* _WHAT TO PRODUCE_: Set the listing down unchanged, minus every embedded image.

* _INFORMATION SUPPLIED_:
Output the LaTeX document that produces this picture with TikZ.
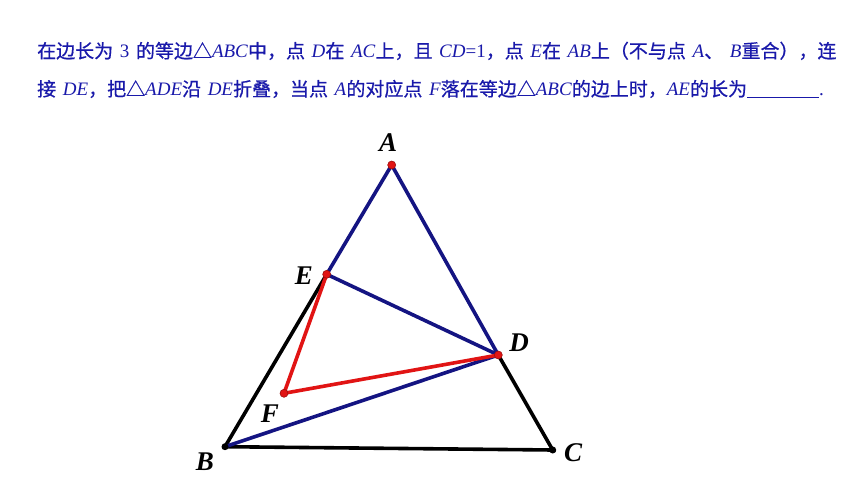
\documentclass[tikz,border=0pt]{standalone}
\usepackage{fontspec}
\setmainfont{Liberation Serif}
\newfontfamily\cjk[FakeBold=0.6]{Noto Sans CJK SC}
\newcommand{\tri}{{\cjk △}}
\newcommand{\gp}{\hspace{0.35em}}
\definecolor{txtblue}{RGB}{25,25,170}
\definecolor{navy}{RGB}{20,20,130}
\definecolor{ptred}{RGB}{225,20,20}
\begin{document}
\begin{tikzpicture}[x=1pt,y=-1pt,
  qtext/.style={anchor=base west,inner sep=0pt,text=txtblue,font=\fontsize{19}{19}\selectfont},
  lbl/.style={font=\fontsize{27}{27}\selectfont\bfseries\itshape,inner sep=0pt},
  bl/.style={draw=navy,line width=3.6pt},
  rd/.style={draw=ptred,line width=3.6pt},
  bk/.style={draw=black,line width=3.6pt},
  rdot/.style={circle,fill=ptred,draw=ptred!70!black,line width=0.6pt,inner sep=0pt,minimum size=8pt},
  kdot/.style={circle,fill=black,inner sep=0pt,minimum size=7pt}]
\useasboundingbox (0,0) rectangle (864,486);
\fill[white] (0,0) rectangle (864,486);
\node[qtext] (t1) at (37,58) {{\cjk 在边长为}\gp 3\gp{\cjk 的等边}\tri\textit{ABC}{\cjk 中，点}\gp\textit{D}{\cjk 在}\gp\textit{AC}{\cjk 上，且}\gp\textit{CD}=1{\cjk ，点}\gp\textit{E}{\cjk 在}\gp\textit{AB}{\cjk 上（不与点}\gp\textit{A}{\cjk 、}\gp\textit{B}{\cjk 重合），连}};
\node[qtext] (t2) at (37,96) {{\cjk 接}\gp\textit{DE}{\cjk ，把}\tri\textit{ADE}{\cjk 沿}\gp\textit{DE}{\cjk 折叠，当点}\gp\textit{A}{\cjk 的对应点}\gp\textit{F}{\cjk 落在等边}\tri\textit{ABC}{\cjk 的边上时，}\textit{AE}{\cjk 的长为}\rule[-1.5pt]{72pt}{0.8pt}.};
\coordinate (A) at (391.7,165);
\coordinate (E) at (326.7,274.3);
\coordinate (D) at (498.3,355);
\coordinate (F) at (284,393.3);
\coordinate (B) at (225,446.7);
\coordinate (C) at (552.7,450);
\draw[bk] (E) -- (B) -- (C) -- (D);
\draw[bl,line cap=round] (B) -- (D);
\draw[bl,line join=round] (E) -- (A) -- (D) -- cycle;
\draw[rd,line join=round] (E) -- (F) -- (D);
\node[rdot] (pA) at (A) {};
\node[rdot] (pE) at (E) {};
\node[rdot] (pD) at (D) {};
\node[rdot] (pF) at (F) {};
\node[kdot] (pB) at (B) {};
\node[kdot] (pC) at (C) {};
\node[lbl] (lA) at (388,143) {A};
\node[lbl] (lE) at (304,276) {E};
\node[lbl] (lD) at (519,343) {D};
\node[lbl] (lF) at (270,414) {F};
\node[lbl] (lB) at (205,462) {B};
\node[lbl] (lC) at (573,453) {C};
\end{tikzpicture}
\end{document}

* _THE SOLUTION_:
Output the LaTeX document that produces this picture with TikZ.
\documentclass[tikz,border=0pt]{standalone}
\usepackage{fontspec}
\setmainfont{Liberation Serif}
\newfontfamily\cjk[FakeBold=0.6]{Noto Sans CJK SC}
\newcommand{\tri}{{\cjk △}}
\newcommand{\gp}{\hspace{0.35em}}
\definecolor{txtblue}{RGB}{25,25,170}
\definecolor{navy}{RGB}{20,20,130}
\definecolor{ptred}{RGB}{225,20,20}
\begin{document}
\begin{tikzpicture}[x=1pt,y=-1pt,
  qtext/.style={anchor=base west,inner sep=0pt,text=txtblue,font=\fontsize{19}{19}\selectfont},
  lbl/.style={font=\fontsize{27}{27}\selectfont\bfseries\itshape,inner sep=0pt},
  bl/.style={draw=navy,line width=3.6pt},
  rd/.style={draw=ptred,line width=3.6pt},
  bk/.style={draw=black,line width=3.6pt},
  rdot/.style={circle,fill=ptred,draw=ptred!70!black,line width=0.6pt,inner sep=0pt,minimum size=8pt},
  kdot/.style={circle,fill=black,inner sep=0pt,minimum size=7pt}]
\useasboundingbox (0,0) rectangle (864,486);
\fill[white] (0,0) rectangle (864,486);
\node[qtext] (t1) at (37,58) {{\cjk 在边长为}\gp 3\gp{\cjk 的等边}\tri\textit{ABC}{\cjk 中，点}\gp\textit{D}{\cjk 在}\gp\textit{AC}{\cjk 上，且}\gp\textit{CD}=1{\cjk ，点}\gp\textit{E}{\cjk 在}\gp\textit{AB}{\cjk 上（不与点}\gp\textit{A}{\cjk 、}\gp\textit{B}{\cjk 重合），连}};
\node[qtext] (t2) at (37,96) {{\cjk 接}\gp\textit{DE}{\cjk ，把}\tri\textit{ADE}{\cjk 沿}\gp\textit{DE}{\cjk 折叠，当点}\gp\textit{A}{\cjk 的对应点}\gp\textit{F}{\cjk 落在等边}\tri\textit{ABC}{\cjk 的边上时，}\textit{AE}{\cjk 的长为}\rule[-1.5pt]{72pt}{0.8pt}.};
\coordinate (A) at (391.7,165);
\coordinate (E) at (326.7,274.3);
\coordinate (D) at (498.3,355);
\coordinate (F) at (284,393.3);
\coordinate (B) at (225,446.7);
\coordinate (C) at (552.7,450);
\draw[bk] (E) -- (B) -- (C) -- (D);
\draw[bl,line cap=round] (B) -- (D);
\draw[bl,line join=round] (E) -- (A) -- (D) -- cycle;
\draw[rd,line join=round] (E) -- (F) -- (D);
\node[rdot] (pA) at (A) {};
\node[rdot] (pE) at (E) {};
\node[rdot] (pD) at (D) {};
\node[rdot] (pF) at (F) {};
\node[kdot] (pB) at (B) {};
\node[kdot] (pC) at (C) {};
\node[lbl] (lA) at (388,143) {A};
\node[lbl] (lE) at (304,276) {E};
\node[lbl] (lD) at (519,343) {D};
\node[lbl] (lF) at (270,414) {F};
\node[lbl] (lB) at (205,462) {B};
\node[lbl] (lC) at (573,453) {C};
\end{tikzpicture}
\end{document}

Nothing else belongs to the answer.